My cicerone in eastern Sicily was to be Giovannella's eldest brother, the Marchese Benedetto Paternò Castello di San Giuliano, scion of a clan from that caste sometimes referred to as the Leopards, after the inescapable novel (The Leopard) by the Sicilian prince Giuseppe Tomasi di Lampedusa. Unlike most European aristocrats, Benedetto di San Giuliano is seductively unpretentious, a seasoned world traveler and raconteur likelier to hold forth on the Jungle Room at Graceland than on the intricacies of the Almanach de Gotha, that dreary studbook of the European aristocracy.
It is true that when the Prince of Wales came to Sicily in 1990, he stayed with the San Giulianos at their 15th-century castle outside Catania. It is also true of the San Giulianos that they do not allow the prettiness of their pedigree to go to their heads. Among the family's more admirably pragmatic traits is its leadership in a move among highborn Sicilians to lure tourist dollars away from the overrun hills of Tuscany by opening up their own astounding villas, abbeys, and vineyards to paying guests.
One young prince, for instance, the London-based Antonio Licata di Baucina, recently joined his cousins Riccardo and Aleramo Lanza in forming a company to conduct high-end tours of Europe, which could include a formal meal at his family's Renaissance palazzo in an old quarter of Palermo. Some might find it easier than I do to resist the idea of staging a private dinner party at the palace, where the gymnasium-sized salon has stucco walls ornamented with dancing leopards and where the dining room is lit by a Murano chandelier that is the largest 18th-century example of its kind. "It is like an octopus," Antonio's mother, Princess Licata di Baucina,told me, "with ninety-nine arms." The wine-making nobleman Lucio Tasca d'Almerita recently began leasing his 18th-century villa on the outskirts of Palermo, a place where Wagner was a frequent enough guest to have left behind the manuscript fragments that Count Tasca keeps framed. And the Baroness Annastella Chiaramonte Bordonaro now leases a villa in Palermo, a place with a garden so extensive that the baroness's father once led quail shoots there.
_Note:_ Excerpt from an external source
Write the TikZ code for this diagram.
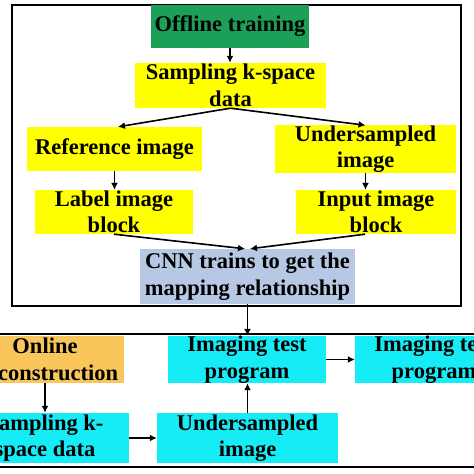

That these properties rent for sums that would make most ordinary people blanch is hardly surprising. Yet not all the new hotel-keeping in Sicily is pitched at the few remaining winners of the dot-com lottery, a fact that in itself seems worthy of remark. The Marchesa Maria Luisa Palermo, for example, is one among a number of aristocrats who now run reasonably priced agritourism ventures, hers a farm, the Villa Lucia, in the hills outside Syracuse. The owners of the Relais Santa Anastasia have converted their austere Benedictine monastery near Cefalù into elegant lodgings set amid vineyards where grapes for the abbey's excellent Chardonnay blends are grown. And, of course, the San Giulianos have the Don Arcangelo all'Olmo, where paying guests like myself find an unusually high level of cosseting and an even rarer degree of access to a largely hermetic world.
To be well-introduced in any Italian city is not merely to engage in some Jamesian fantasia. Italian society has never been renowned for its embrace of outsiders, and it does not take the instincts of Tony Soprano to comprehend that the advantages of friends in Sicily is foremost a practical concern. "It's an impossible place," Giovannella di San Giuliano's youngest daughter, Ilaria Balduino, explained over dinner one evening in New York. "Tourists come for a vacation, they don't come to do battle," she said, referring to the never-ending challenge of navigating the island's "First World prices and Third World hotel service," its weirdly goosed-up tariffs, its fluky timings, padlocked churches, and the blandly accepted fact that a great many sights in this most secretive of places are entirely closed to view.